§ Set task
Count every line that holds the string "Output", then give that number alone.

Records with drawing code

---

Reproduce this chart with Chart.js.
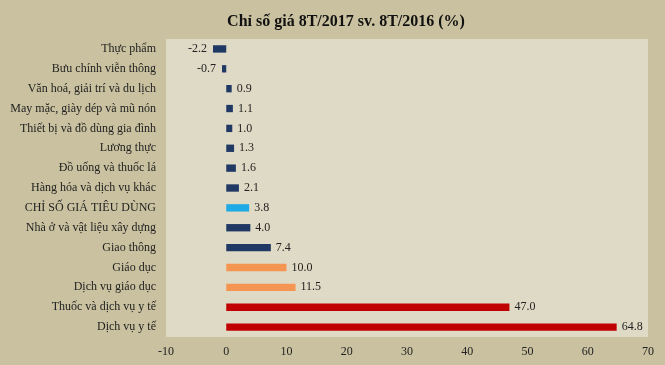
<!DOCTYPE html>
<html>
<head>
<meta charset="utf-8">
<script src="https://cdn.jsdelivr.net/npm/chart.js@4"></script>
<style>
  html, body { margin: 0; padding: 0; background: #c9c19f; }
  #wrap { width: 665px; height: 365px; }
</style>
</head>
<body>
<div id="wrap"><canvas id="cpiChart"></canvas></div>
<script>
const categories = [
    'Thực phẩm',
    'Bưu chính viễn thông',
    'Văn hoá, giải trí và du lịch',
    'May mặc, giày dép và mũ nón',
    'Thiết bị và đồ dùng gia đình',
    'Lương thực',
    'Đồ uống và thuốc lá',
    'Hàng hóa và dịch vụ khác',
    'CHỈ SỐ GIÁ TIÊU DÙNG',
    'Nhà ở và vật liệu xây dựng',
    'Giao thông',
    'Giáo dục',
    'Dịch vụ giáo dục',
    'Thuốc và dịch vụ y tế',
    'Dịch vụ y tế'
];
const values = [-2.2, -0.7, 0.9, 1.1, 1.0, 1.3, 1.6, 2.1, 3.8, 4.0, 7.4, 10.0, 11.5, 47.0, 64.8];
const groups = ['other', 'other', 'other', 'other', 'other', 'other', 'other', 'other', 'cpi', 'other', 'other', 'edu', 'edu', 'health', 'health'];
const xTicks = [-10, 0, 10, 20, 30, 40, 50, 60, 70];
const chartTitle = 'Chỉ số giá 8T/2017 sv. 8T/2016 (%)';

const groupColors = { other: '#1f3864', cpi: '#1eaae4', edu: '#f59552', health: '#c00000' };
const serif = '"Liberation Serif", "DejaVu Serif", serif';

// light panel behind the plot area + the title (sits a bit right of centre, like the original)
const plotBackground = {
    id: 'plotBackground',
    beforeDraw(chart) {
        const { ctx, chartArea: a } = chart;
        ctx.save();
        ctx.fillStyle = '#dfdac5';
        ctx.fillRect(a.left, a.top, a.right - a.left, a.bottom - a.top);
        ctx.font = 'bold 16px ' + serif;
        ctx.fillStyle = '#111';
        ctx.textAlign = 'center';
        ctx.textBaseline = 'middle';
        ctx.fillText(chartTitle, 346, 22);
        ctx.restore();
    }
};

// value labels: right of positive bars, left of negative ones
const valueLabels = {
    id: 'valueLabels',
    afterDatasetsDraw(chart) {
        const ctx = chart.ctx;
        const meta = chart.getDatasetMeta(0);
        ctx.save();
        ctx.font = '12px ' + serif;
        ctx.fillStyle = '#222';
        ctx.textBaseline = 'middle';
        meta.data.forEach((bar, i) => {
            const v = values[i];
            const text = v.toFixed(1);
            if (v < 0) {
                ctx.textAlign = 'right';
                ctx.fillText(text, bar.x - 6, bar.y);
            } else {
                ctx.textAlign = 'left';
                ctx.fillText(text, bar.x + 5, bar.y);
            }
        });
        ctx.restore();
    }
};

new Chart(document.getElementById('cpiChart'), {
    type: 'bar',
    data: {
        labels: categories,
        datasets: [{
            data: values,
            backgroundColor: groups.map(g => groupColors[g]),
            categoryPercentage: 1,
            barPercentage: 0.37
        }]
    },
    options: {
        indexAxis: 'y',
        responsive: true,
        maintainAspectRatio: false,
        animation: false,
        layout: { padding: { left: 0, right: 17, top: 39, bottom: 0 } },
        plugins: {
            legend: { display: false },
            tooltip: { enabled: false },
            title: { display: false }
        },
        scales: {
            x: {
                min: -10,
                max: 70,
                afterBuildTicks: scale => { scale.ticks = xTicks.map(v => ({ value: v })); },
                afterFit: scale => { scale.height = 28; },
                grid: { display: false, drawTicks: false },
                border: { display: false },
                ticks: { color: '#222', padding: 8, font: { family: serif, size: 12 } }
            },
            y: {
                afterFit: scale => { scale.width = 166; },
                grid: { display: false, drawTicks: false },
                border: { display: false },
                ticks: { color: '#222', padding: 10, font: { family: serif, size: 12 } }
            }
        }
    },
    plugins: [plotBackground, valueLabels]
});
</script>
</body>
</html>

---

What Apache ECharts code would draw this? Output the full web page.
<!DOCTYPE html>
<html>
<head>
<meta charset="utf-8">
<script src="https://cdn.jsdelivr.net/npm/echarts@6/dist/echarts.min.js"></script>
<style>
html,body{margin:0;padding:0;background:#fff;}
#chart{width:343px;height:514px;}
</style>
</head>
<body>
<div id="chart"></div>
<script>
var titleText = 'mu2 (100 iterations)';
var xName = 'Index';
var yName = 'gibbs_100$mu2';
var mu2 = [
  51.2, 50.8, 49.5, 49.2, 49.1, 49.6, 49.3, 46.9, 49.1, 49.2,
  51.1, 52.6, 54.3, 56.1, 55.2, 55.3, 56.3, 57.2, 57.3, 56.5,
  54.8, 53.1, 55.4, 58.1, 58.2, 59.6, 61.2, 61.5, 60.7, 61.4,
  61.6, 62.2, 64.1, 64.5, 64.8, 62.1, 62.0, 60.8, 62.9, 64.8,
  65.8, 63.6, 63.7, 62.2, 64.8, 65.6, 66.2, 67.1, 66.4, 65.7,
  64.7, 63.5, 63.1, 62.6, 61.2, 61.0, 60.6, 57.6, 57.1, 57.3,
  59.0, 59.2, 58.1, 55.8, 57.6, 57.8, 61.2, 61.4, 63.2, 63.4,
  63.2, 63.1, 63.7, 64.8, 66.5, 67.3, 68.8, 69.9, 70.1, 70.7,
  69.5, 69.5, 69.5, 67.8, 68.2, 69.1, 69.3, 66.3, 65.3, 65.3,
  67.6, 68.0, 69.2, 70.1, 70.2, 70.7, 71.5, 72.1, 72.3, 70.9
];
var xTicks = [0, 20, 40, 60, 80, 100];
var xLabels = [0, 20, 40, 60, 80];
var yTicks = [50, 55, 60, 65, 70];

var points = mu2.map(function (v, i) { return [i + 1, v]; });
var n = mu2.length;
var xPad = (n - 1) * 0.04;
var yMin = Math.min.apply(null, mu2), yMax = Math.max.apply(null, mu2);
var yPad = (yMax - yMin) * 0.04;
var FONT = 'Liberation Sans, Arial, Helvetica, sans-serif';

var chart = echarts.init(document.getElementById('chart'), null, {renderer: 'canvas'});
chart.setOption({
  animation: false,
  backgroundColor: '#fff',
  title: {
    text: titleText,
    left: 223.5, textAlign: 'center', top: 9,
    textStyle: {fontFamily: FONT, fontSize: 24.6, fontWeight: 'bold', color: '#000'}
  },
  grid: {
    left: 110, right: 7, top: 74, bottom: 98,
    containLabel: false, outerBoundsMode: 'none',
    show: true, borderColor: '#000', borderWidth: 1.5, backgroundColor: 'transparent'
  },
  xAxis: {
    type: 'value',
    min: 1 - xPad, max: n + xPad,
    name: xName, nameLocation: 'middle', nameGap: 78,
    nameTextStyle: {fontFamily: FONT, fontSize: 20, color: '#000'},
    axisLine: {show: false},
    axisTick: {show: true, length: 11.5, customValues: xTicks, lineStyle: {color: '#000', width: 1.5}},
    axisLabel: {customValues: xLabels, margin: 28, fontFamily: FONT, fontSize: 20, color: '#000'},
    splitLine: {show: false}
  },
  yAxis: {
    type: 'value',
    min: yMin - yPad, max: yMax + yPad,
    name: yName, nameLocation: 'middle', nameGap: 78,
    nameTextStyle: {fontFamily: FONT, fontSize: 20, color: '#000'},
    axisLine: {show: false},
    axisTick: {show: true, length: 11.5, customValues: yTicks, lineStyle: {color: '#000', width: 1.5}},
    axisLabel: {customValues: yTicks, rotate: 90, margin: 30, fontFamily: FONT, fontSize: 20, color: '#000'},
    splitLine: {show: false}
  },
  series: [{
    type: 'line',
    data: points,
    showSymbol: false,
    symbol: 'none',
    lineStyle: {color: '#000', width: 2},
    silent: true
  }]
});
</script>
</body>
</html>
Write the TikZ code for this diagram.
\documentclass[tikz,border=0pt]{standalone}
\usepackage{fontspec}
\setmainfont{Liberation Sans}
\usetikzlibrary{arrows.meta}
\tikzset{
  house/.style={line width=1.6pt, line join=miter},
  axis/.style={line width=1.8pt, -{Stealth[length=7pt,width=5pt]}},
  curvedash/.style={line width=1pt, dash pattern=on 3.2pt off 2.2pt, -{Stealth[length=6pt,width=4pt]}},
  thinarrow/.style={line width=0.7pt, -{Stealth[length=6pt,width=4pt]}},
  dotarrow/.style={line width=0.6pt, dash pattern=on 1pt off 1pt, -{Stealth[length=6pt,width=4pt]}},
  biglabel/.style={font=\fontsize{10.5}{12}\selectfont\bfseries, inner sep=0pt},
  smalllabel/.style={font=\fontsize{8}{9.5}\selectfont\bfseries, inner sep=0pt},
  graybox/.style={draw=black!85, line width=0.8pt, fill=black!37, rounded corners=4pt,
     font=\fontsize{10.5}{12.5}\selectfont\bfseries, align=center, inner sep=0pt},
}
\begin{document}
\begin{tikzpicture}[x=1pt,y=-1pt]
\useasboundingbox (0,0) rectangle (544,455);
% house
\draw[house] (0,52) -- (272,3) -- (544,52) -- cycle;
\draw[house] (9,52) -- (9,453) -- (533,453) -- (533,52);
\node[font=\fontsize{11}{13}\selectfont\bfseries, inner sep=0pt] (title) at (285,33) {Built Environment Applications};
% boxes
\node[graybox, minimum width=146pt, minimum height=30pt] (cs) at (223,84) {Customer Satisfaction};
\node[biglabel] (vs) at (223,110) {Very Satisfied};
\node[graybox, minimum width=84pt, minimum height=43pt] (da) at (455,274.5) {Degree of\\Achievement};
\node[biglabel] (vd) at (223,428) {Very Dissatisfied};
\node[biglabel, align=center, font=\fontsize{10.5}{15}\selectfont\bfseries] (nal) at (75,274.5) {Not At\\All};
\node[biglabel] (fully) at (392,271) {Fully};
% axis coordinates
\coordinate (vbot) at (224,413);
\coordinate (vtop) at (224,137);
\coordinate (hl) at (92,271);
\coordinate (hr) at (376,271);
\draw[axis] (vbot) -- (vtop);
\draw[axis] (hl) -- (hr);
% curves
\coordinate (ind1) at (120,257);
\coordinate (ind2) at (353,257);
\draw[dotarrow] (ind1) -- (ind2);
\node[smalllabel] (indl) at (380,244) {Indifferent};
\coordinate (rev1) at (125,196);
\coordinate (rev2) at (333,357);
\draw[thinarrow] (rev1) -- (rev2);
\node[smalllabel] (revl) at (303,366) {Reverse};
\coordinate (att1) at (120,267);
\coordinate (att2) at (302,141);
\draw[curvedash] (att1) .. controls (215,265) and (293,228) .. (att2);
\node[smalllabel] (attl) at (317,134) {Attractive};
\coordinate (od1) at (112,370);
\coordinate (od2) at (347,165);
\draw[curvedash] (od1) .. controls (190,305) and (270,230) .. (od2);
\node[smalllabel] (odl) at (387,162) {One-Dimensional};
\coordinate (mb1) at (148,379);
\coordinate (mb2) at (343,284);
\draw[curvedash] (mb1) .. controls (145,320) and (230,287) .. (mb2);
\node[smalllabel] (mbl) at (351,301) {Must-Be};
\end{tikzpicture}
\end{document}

---

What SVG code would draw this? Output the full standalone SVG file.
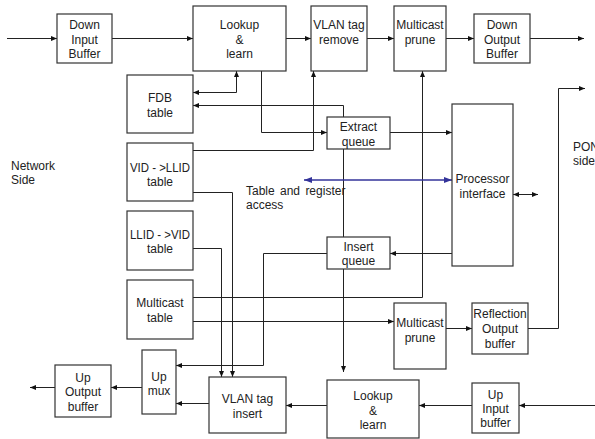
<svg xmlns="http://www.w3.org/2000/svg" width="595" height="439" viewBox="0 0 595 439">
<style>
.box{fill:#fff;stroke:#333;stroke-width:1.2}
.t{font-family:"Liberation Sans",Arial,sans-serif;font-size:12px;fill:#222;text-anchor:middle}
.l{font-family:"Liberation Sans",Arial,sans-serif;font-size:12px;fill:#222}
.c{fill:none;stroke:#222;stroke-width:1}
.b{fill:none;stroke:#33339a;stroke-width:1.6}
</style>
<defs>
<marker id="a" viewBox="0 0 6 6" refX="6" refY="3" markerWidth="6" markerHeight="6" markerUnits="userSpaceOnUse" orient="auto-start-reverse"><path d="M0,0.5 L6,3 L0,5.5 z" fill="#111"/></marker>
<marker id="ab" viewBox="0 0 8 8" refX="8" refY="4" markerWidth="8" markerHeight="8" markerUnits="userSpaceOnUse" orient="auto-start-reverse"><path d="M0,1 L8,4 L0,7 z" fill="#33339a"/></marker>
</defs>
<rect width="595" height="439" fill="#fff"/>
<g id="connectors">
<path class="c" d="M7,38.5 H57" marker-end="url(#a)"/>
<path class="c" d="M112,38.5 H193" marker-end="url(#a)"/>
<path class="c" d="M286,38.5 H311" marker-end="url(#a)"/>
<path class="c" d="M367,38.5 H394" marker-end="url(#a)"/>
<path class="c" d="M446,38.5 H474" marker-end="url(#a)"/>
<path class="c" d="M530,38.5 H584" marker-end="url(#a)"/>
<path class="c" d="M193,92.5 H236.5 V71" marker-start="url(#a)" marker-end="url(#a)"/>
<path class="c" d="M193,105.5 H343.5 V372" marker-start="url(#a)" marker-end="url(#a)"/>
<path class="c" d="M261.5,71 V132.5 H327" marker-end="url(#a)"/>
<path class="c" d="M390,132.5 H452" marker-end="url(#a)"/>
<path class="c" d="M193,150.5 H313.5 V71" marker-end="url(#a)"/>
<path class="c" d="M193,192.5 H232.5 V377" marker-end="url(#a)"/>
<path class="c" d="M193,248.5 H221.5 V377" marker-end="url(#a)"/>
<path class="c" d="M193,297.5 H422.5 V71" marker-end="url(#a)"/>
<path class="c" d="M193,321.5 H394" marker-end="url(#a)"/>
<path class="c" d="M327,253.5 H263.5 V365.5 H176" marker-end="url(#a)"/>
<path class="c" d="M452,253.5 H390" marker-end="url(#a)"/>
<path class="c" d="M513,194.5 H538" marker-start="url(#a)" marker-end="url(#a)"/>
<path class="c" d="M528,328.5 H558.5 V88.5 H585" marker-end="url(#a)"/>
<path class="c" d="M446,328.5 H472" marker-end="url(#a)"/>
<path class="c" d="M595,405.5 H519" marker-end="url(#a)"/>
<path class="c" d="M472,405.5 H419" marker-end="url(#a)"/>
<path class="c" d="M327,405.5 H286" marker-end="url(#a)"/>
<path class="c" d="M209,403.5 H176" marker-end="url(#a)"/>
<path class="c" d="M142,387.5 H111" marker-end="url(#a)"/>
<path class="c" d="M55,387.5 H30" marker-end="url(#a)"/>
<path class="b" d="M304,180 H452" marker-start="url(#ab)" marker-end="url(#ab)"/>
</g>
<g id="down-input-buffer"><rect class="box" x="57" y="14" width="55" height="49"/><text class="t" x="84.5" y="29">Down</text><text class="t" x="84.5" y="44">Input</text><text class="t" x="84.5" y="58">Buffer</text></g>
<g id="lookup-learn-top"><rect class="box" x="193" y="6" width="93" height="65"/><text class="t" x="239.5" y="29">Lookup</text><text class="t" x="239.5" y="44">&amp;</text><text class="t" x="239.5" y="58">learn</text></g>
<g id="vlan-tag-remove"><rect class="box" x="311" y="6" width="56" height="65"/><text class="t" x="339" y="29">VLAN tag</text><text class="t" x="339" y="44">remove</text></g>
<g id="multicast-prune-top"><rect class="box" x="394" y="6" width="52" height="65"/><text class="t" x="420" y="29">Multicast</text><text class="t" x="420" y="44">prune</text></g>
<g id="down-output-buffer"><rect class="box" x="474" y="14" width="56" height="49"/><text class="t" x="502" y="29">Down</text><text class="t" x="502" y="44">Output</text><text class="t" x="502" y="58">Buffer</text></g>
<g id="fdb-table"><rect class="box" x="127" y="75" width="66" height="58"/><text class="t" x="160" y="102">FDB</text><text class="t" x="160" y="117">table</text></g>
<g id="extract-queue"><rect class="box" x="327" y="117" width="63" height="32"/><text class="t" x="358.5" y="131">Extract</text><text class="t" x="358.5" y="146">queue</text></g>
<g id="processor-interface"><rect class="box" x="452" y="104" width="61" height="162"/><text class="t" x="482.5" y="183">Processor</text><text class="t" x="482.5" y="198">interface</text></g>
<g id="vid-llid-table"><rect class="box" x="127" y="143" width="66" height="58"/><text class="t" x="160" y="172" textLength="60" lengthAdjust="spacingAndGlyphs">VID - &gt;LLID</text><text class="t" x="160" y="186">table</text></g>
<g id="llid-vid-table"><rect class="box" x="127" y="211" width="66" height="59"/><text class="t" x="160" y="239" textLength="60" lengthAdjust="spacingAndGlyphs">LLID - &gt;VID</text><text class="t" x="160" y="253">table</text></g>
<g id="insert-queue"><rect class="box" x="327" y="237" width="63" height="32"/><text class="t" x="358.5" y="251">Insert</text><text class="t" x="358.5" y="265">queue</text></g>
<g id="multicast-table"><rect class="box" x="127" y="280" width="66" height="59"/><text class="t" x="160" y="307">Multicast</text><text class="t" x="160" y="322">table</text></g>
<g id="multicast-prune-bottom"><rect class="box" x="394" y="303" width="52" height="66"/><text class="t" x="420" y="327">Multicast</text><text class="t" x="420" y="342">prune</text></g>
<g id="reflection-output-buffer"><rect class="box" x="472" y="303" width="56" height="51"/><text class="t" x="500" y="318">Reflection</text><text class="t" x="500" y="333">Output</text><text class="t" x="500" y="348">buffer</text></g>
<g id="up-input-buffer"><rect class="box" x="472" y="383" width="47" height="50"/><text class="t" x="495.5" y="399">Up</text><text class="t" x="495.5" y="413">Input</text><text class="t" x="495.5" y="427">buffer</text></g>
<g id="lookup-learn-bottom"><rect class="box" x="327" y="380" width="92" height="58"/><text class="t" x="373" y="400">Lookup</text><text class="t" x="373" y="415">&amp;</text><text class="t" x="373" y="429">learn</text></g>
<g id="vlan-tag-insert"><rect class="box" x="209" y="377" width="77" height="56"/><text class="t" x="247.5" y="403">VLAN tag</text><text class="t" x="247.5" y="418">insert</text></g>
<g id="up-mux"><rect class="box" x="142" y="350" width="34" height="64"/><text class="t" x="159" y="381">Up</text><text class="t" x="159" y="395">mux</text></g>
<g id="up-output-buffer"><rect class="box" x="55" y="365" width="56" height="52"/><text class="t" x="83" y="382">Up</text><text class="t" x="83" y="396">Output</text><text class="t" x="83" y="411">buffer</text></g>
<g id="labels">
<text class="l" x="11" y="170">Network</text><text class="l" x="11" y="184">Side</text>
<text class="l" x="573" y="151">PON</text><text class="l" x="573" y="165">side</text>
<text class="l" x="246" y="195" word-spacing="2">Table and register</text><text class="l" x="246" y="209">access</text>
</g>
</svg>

---

§ Reply to the exercise
5